ALL 1898 & 58 cents have a vine break at 7, except for three 1858 dies made before the hub broke off there .. all '58 & '59 dies then had a break at 7, getting a little wider as the mintage year went on as more dies were made. The small, thin, clean break of your coin makes it struck with a die made very early in the mintage year. It was the bulk purchase of the planchets to be used that delineates how any "brass" cents came to be. It was, and almost all agree, that they came from improper mixing of the alloy in the crucible when the "ingots" were poured. When the ingots were flattened into sheets by rollers, the sheets may have had small portions where there was less copper and more zinc in that area. When the planchets were then punched from the sheets, a small number of "brass" alloy planchets went into the huge piles of items to be sent to the mint
The 1858's & '59 dies were 1/3 thinner than all bronze cents that were struck in later years, so your "metal detector" would have set off a different signal just because it was a larger metallic object. You mention no date doubling, which has nothing to do with the planchet alloy. There were 10 million 58's & 59's struck and many, but not all, coins had doubled digits.

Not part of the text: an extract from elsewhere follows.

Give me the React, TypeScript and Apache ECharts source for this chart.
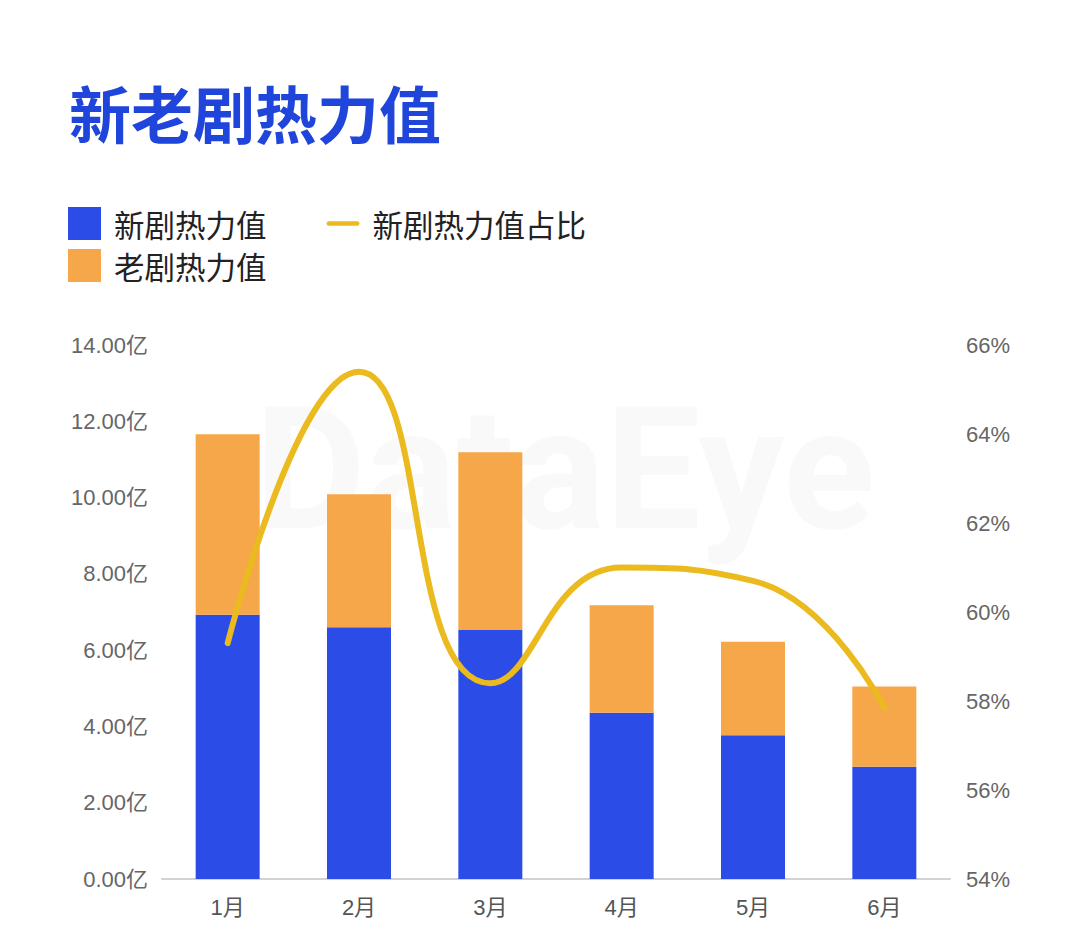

Some dies may have struck only a few hundred coins and some may have struck close to 100,000, so guess the number of dies used that could have doublings or repunches.
The only way to find out what the alloy of your coin would be by using a professional quality XRF, which will tell you exactly what it is. Your coin has been heavily cleaned with modern chemical cleaners so it appears yellowish. You will not be able to use "specific gravity" tests unless the physical mass or size differences is taken into consideration due to actual wear of the coin. The atomic weights of Copper, Zinc and Tin are very close together in something as small as a coin to be measured.
I suggest that try to get ahold of the March 2012 CN Journal where there is an article that 4 of us (one who HAD a brass cent)wrote describing the 1859 brass cent where 500-600 1859's were put under an XRF to see what specific alloys were found in the coins. The title of the paper was "1859 Cent: Modern Science Addresses a Classic Numismatic Question". Copper ranged from 90.96% to 95.98%. Zinc was from 0.32 to 1.85 and tin from 2.87 to 6.29. None of the coins were found to be even close to qualifying for the scores of brass compositions that make up the definition of "brass". The Metals classified as "brass" run from 67-85 copper and 33-15 zinc. The Canadian planchets (from England) were supposed to be 95 Cu, 4 Sn, and 1 Zn. For our study and experiment, we would have considered any coin found less than 90 Cu and appropriate levels of Zn & Sn.... but none were found then or with the 100 or so additional that we tested after the paper was written.
If the co-author of the paper agrees, MAYBE we can post the study here, but I seriously doubt it because it's owned by the RCNA
now. Here on CCF, there have been scores of threads started about the "discovery" of another brass cent by collectors and none turned out to be. Maybe yours is a true on, but only an XRF is going to tell you what is what.